Colorado ‘travelling lab’ helps communicate direct potable reuse
A mobile water recycling lab is being used convince people that water recycling is a viable solution to the current drought conditions in Colorado and the wider American West.
A viable solution to drought
How do you convince the public on the merits of water recycling, especially direct potable reuse (DPR)?
It’s an age-old question discussed time and time again between global water professionals.
Colorado has turned to a travelling, mobile water recycling lab to convince people that water recycling is a viable solution to the current drought conditions in the American West.
Called PureWater, the mobile unit was created by a team of researchers at the Colorado School of Mines, led by Tzahi Cath, professor of civil and environmental engineering.
The designed lab demonstrates how wastewater can be treated to high-quality drinking water. Simply put: dirty water in one end; clean water out the other in a physical demonstration that people can taste, quite literally.
A PR campaign on wheels
As reported by The Lake Lake Tribune, there was some scepticism at first from people to drink the water but many others understood the importance of the innovation.
The 35-foot trailer, branded by the Tribune as a “public relations campaign on wheels”, includes six steps of filtration and purification, including ozone, carbon filters, chlorine and ultraviolet (UV) treatments.
Interestingly, it does not include reverse osmosis (RO) membranes.
“Most DPR systems use reverse osmosis as one of the main barriers to stop small contaminants,” said Professor Cath. Speaking on The Conveyor podcast, he said: “Our system doesn’t have reverse osmosis system. It’s a non-desalination, non-reverse osmosis direct potable reuse, which is very unique.”
Data on temperature, flows, pressure and concentration of ammonium nitrate are measured and collected in real-time. Below is a video of Professor Cath explaining the concept of DPR:
To help build the lab, the School of Mines applied to the Colorado Water Conservation Board for funding, securing $350,000 to design and build the system.
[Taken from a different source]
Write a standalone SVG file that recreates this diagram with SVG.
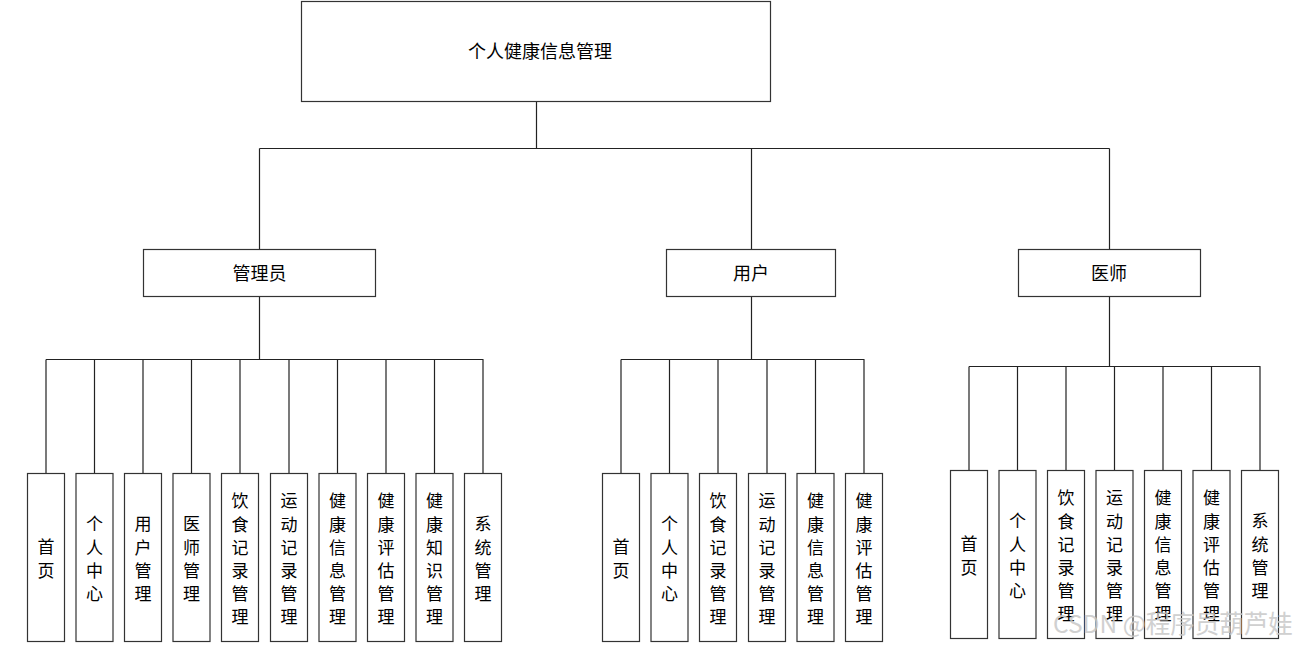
<svg xmlns="http://www.w3.org/2000/svg" width="1308" height="645" viewBox="0 0 1308 645">
<style>
.box{fill:#fff;stroke:#333;stroke-width:1.2}
.ln{fill:none;stroke:#222;stroke-width:1.2}
.t{font-family:"SimSun","Noto Sans CJK SC",sans-serif;font-size:18px;fill:#000;text-anchor:middle;dominant-baseline:central}
.v{font-family:"SimSun","Noto Sans CJK SC",sans-serif;font-size:17px;fill:#000;text-anchor:middle;dominant-baseline:central}
.wm{font-family:"Noto Sans CJK SC",sans-serif;font-size:24.5px;fill:#c8c8c8;opacity:0.85}
</style>
<rect width="1308" height="645" fill="#fff"/>
<g id="connectors">
<path class="ln" d="M536.5 101V148.5M259.5 148.5H1109.5M259.5 148.5V249M751.5 148.5V249M1109.5 148.5V249"/>
<path class="ln" d="M259.5 297V359.5M46 359.5H483.5M46 359.5V473M94.5 359.5V473M143 359.5V473M191.5 359.5V473M240 359.5V473M289 359.5V473M337.5 359.5V473M386 359.5V473M434.5 359.5V473M483 359.5V473"/>
<path class="ln" d="M751.5 297V359.5M621 359.5H864.5M621 359.5V473M669.5 359.5V473M718 359.5V473M767 359.5V473M815.5 359.5V473M864 359.5V473"/>
<path class="ln" d="M1109.5 297V366.5M969 366.5H1260.5M969 366.5V470M1017.5 366.5V470M1066 366.5V470M1114.5 366.5V470M1163 366.5V470M1211.5 366.5V470M1260 366.5V470"/>
</g>
<g id="root"><rect class="box" x="301.5" y="1.5" width="469" height="100"/><text class="t" x="540" y="50">个人健康信息管理</text></g>
<g id="admin"><rect class="box" x="143.5" y="249.5" width="232" height="47"/><text class="t" x="259.5" y="272">管理员</text></g>
<g id="user"><rect class="box" x="666.5" y="249.5" width="169" height="47"/><text class="t" x="751" y="272">用户</text></g>
<g id="doctor"><rect class="box" x="1018.5" y="249.5" width="182" height="47"/><text class="t" x="1109" y="272">医师</text></g>

<g id="a1"><rect class="box" x="27.5" y="473.5" width="37" height="168"/><text class="v" x="46" y="545.5">首<tspan x="46" dy="23">页</tspan></text></g>
<g id="a2"><rect class="box" x="76" y="473.5" width="37" height="168"/><text class="v" x="94.5" y="522.5">个<tspan x="94.5" dy="23">人</tspan><tspan x="94.5" dy="23">中</tspan><tspan x="94.5" dy="23">心</tspan></text></g>
<g id="a3"><rect class="box" x="124.5" y="473.5" width="37" height="168"/><text class="v" x="143" y="522.5">用<tspan x="143" dy="23">户</tspan><tspan x="143" dy="23">管</tspan><tspan x="143" dy="23">理</tspan></text></g>
<g id="a4"><rect class="box" x="173" y="473.5" width="37" height="168"/><text class="v" x="191.5" y="522.5">医<tspan x="191.5" dy="23">师</tspan><tspan x="191.5" dy="23">管</tspan><tspan x="191.5" dy="23">理</tspan></text></g>
<g id="a5"><rect class="box" x="221.5" y="473.5" width="37" height="168"/><text class="v" x="240" y="499.5">饮<tspan x="240" dy="23">食</tspan><tspan x="240" dy="23">记</tspan><tspan x="240" dy="23">录</tspan><tspan x="240" dy="23">管</tspan><tspan x="240" dy="23">理</tspan></text></g>
<g id="a6"><rect class="box" x="270.5" y="473.5" width="37" height="168"/><text class="v" x="289" y="499.5">运<tspan x="289" dy="23">动</tspan><tspan x="289" dy="23">记</tspan><tspan x="289" dy="23">录</tspan><tspan x="289" dy="23">管</tspan><tspan x="289" dy="23">理</tspan></text></g>
<g id="a7"><rect class="box" x="319" y="473.5" width="37" height="168"/><text class="v" x="337.5" y="499.5">健<tspan x="337.5" dy="23">康</tspan><tspan x="337.5" dy="23">信</tspan><tspan x="337.5" dy="23">息</tspan><tspan x="337.5" dy="23">管</tspan><tspan x="337.5" dy="23">理</tspan></text></g>
<g id="a8"><rect class="box" x="367.5" y="473.5" width="37" height="168"/><text class="v" x="386" y="499.5">健<tspan x="386" dy="23">康</tspan><tspan x="386" dy="23">评</tspan><tspan x="386" dy="23">估</tspan><tspan x="386" dy="23">管</tspan><tspan x="386" dy="23">理</tspan></text></g>
<g id="a9"><rect class="box" x="416" y="473.5" width="37" height="168"/><text class="v" x="434.5" y="499.5">健<tspan x="434.5" dy="23">康</tspan><tspan x="434.5" dy="23">知</tspan><tspan x="434.5" dy="23">识</tspan><tspan x="434.5" dy="23">管</tspan><tspan x="434.5" dy="23">理</tspan></text></g>
<g id="a10"><rect class="box" x="464.5" y="473.5" width="37" height="168"/><text class="v" x="483" y="522.5">系<tspan x="483" dy="23">统</tspan><tspan x="483" dy="23">管</tspan><tspan x="483" dy="23">理</tspan></text></g>

<g id="u1"><rect class="box" x="602.5" y="473.5" width="37" height="168"/><text class="v" x="621" y="545.5">首<tspan x="621" dy="23">页</tspan></text></g>
<g id="u2"><rect class="box" x="651" y="473.5" width="37" height="168"/><text class="v" x="669.5" y="522.5">个<tspan x="669.5" dy="23">人</tspan><tspan x="669.5" dy="23">中</tspan><tspan x="669.5" dy="23">心</tspan></text></g>
<g id="u3"><rect class="box" x="699.5" y="473.5" width="37" height="168"/><text class="v" x="718" y="499.5">饮<tspan x="718" dy="23">食</tspan><tspan x="718" dy="23">记</tspan><tspan x="718" dy="23">录</tspan><tspan x="718" dy="23">管</tspan><tspan x="718" dy="23">理</tspan></text></g>
<g id="u4"><rect class="box" x="748.5" y="473.5" width="37" height="168"/><text class="v" x="767" y="499.5">运<tspan x="767" dy="23">动</tspan><tspan x="767" dy="23">记</tspan><tspan x="767" dy="23">录</tspan><tspan x="767" dy="23">管</tspan><tspan x="767" dy="23">理</tspan></text></g>
<g id="u5"><rect class="box" x="797" y="473.5" width="37" height="168"/><text class="v" x="815.5" y="499.5">健<tspan x="815.5" dy="23">康</tspan><tspan x="815.5" dy="23">信</tspan><tspan x="815.5" dy="23">息</tspan><tspan x="815.5" dy="23">管</tspan><tspan x="815.5" dy="23">理</tspan></text></g>
<g id="u6"><rect class="box" x="845.5" y="473.5" width="37" height="168"/><text class="v" x="864" y="499.5">健<tspan x="864" dy="23">康</tspan><tspan x="864" dy="23">评</tspan><tspan x="864" dy="23">估</tspan><tspan x="864" dy="23">管</tspan><tspan x="864" dy="23">理</tspan></text></g>

<g id="d1"><rect class="box" x="950.5" y="470.5" width="37" height="168"/><text class="v" x="969" y="542.5">首<tspan x="969" dy="23">页</tspan></text></g>
<g id="d2"><rect class="box" x="999" y="470.5" width="37" height="168"/><text class="v" x="1017.5" y="519.5">个<tspan x="1017.5" dy="23">人</tspan><tspan x="1017.5" dy="23">中</tspan><tspan x="1017.5" dy="23">心</tspan></text></g>
<g id="d3"><rect class="box" x="1047.5" y="470.5" width="37" height="168"/><text class="v" x="1066" y="496.5">饮<tspan x="1066" dy="23">食</tspan><tspan x="1066" dy="23">记</tspan><tspan x="1066" dy="23">录</tspan><tspan x="1066" dy="23">管</tspan><tspan x="1066" dy="23">理</tspan></text></g>
<g id="d4"><rect class="box" x="1096" y="470.5" width="37" height="168"/><text class="v" x="1114.5" y="496.5">运<tspan x="1114.5" dy="23">动</tspan><tspan x="1114.5" dy="23">记</tspan><tspan x="1114.5" dy="23">录</tspan><tspan x="1114.5" dy="23">管</tspan><tspan x="1114.5" dy="23">理</tspan></text></g>
<g id="d5"><rect class="box" x="1144.5" y="470.5" width="37" height="168"/><text class="v" x="1163" y="496.5">健<tspan x="1163" dy="23">康</tspan><tspan x="1163" dy="23">信</tspan><tspan x="1163" dy="23">息</tspan><tspan x="1163" dy="23">管</tspan><tspan x="1163" dy="23">理</tspan></text></g>
<g id="d6"><rect class="box" x="1193" y="470.5" width="37" height="168"/><text class="v" x="1211.5" y="496.5">健<tspan x="1211.5" dy="23">康</tspan><tspan x="1211.5" dy="23">评</tspan><tspan x="1211.5" dy="23">估</tspan><tspan x="1211.5" dy="23">管</tspan><tspan x="1211.5" dy="23">理</tspan></text></g>
<g id="d7"><rect class="box" x="1241.5" y="470.5" width="37" height="168"/><text class="v" x="1260" y="519.5">系<tspan x="1260" dy="23">统</tspan><tspan x="1260" dy="23">管</tspan><tspan x="1260" dy="23">理</tspan></text></g>

<text class="wm" x="1053" y="633">CSDN @程序员葫芦娃</text>
</svg>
Collaborators included the Colorado Springs Utilities.
Let’s reuse it again and again
The development coincides with the $715 billion INVEST in America Act that could drive investment in new water reuse projects across the US.
“If we don’t have the infrastructure in place, we’ll be in trouble…Let’s reuse it again and again by treating the water to very high quality.”
Speaking on podcast about wider drivers, Professor Cath emphasised how important water recycling will be to inland states without access to natural water sources.
“If we won’t have the infrastructure in place, we’ll be in trouble,” he said. “We’re an inland state. We are not on the shore. We don’t have like Texas and Florida and California. We cannot tap the ocean to get water. And so where do we get water? Either it’s natural water that come from the sky, it’s groundwater and that’s it. So one of the option is here, we have water. Let’s reuse it again and again by treating the water to very high quality.”